Why Ngugi wa Thiong'o disappointed Kenyans, Africans in death

Macharia Munene
By Macharia Kamau | Jun 23, 2025
Author professor Ngugi wa Thiong'o during an interview with the standard on 7/2/19. [File, Standard]

Ngugi wa Thiong’o departed the earth after 87 years of productive life of writing and popularising the African ways. He then disappointed his global followers, mainly Africans in the continent and the diaspora, by getting himself cremated in America, the headquarters of post-modern colonialism at times called globalisation. He inspired and disappointed, taught and de-taught, and in cremation he went against the very African ways that he had stressed on earth. He did not allow his global followers to mourn the African way. Prof Ngugi was, wrote City University of New York's David Monda, “a man of many contradictions”.

In his effort to ‘decolonise the mind’, he mounted cultural battles to fight mental remnants of colonialism that lingered into postcolonial times. Although his cultural battles were initially small, their global consequences were huge because he dared to challenge the assumed goodness of paternalistic neo-colonialism which, to him, negated the heroism of Mau Mau warriors. He thus became a postmodern warrior not just of the Mau Mau, but also of African interests and values.

Intellectual defence of the Mau Mau became part of his earthly occupation and could be seen, in his last days, singing Mau Mau songs while in Georgia, USA, hosting Martha Wangari Karua, a latter-day Mary Muthoni Nyanjiru. He looked frail but spirited, defiant but lonely. When he died, his worldwide supporters wanted to give him a fitting African send-off to the world of his ancestors; they were disappointed that in cremation, he denied them the opportunity to mourn the African way. 

As a result of denying admirers a chance to mourn him, his family’s internal frictions and tragedies played in public galleries. His wife in America, Njeeri, had left him in an incomplete divorce process. He thereafter led a lonely old age life, despite having many admirers. One of his son’s, Mukoma of Cornell University, said he did not know about the cremation, which raised questions as to who in the family decided to turn Ngugi’s remains into “grains” of ash. Previously, Mukoma had accused his father of battering Nyambura (Mukoma’s mother).
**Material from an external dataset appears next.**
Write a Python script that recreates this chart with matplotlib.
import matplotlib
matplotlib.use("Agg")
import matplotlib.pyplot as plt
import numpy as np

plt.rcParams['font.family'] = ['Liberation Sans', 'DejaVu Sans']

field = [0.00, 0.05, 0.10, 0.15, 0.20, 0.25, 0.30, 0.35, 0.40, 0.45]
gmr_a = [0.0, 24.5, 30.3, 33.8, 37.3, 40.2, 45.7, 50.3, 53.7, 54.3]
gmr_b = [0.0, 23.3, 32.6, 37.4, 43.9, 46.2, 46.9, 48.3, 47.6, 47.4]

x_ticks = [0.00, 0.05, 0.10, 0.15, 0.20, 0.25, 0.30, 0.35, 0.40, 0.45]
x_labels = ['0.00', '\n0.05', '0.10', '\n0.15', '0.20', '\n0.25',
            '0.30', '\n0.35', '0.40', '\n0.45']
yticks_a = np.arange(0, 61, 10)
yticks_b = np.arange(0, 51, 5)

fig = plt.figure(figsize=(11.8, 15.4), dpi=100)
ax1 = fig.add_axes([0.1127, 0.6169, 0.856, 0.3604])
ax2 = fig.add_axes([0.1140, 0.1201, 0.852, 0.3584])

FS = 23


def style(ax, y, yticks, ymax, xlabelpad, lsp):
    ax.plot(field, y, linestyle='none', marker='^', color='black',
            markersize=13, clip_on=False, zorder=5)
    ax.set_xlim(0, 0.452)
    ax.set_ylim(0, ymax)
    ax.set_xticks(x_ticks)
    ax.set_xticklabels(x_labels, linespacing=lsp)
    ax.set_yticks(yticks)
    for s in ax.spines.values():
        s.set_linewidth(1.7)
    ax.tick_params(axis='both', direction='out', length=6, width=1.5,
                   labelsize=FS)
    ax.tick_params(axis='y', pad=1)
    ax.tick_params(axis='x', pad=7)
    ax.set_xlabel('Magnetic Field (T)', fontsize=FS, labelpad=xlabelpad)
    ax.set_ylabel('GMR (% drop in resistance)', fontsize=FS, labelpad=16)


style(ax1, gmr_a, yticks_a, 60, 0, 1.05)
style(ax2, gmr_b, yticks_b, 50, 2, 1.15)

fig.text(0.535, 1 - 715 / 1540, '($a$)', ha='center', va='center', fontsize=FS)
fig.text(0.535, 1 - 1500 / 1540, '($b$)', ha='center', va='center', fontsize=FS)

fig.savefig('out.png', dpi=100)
Ngugi’s heroism was in rising above human shortcomings into becoming a living legend only to disappoint in death. He disappointed because he had become a public asset thereby giving the public a right to his fate.

Heroes tend to become public property and therefore end up as everyone’s concern. As families and clans clash over what happens to the remains of a hero, the public demands a role in the decision and emotions run high. In the 1980s, Kenya witnessed such emotions in the SM Otieno case in which the Court of Appeal decided that prominent people should be buried in their nyalgunga (ancestral home); not where the widow wanted. Heroes tend to lose privacy and end up as everyone’s concerns. How to dispose the remains of a hero who had become public property can be a source of family fractioning and frictions. Ngugi was such a hero, a public possession that had ceased to be family property. What happens to his earthly remains was therefore a public issue.

Ngugi was not the first to disappoint by being cremated. While there was little emotion attached to Wangari Maathai, a Nobel peace winner, as a champion of tree planting and environmental security, because people understood her decision, it was different with Kenneth Stanley Njindo Matiba.

A man of means and athletic ability Matiba had become a living legend by sacrificing all in order to point out that something wrong was in the country. He disappointed in death because he denied people an opportunity to mourn, the way they had mourned Julius Gikonyo Kiano. Thousands of Kenyans including President Daniel arap Moi, former Minister Munyua Waiyaki, Kiano’s classmate at Alliance, and even Edith Matiba crowded Weithaga to bury a legend. By getting cremated, Matiba denied them that satisfaction. Ngugi has similarly disappointed.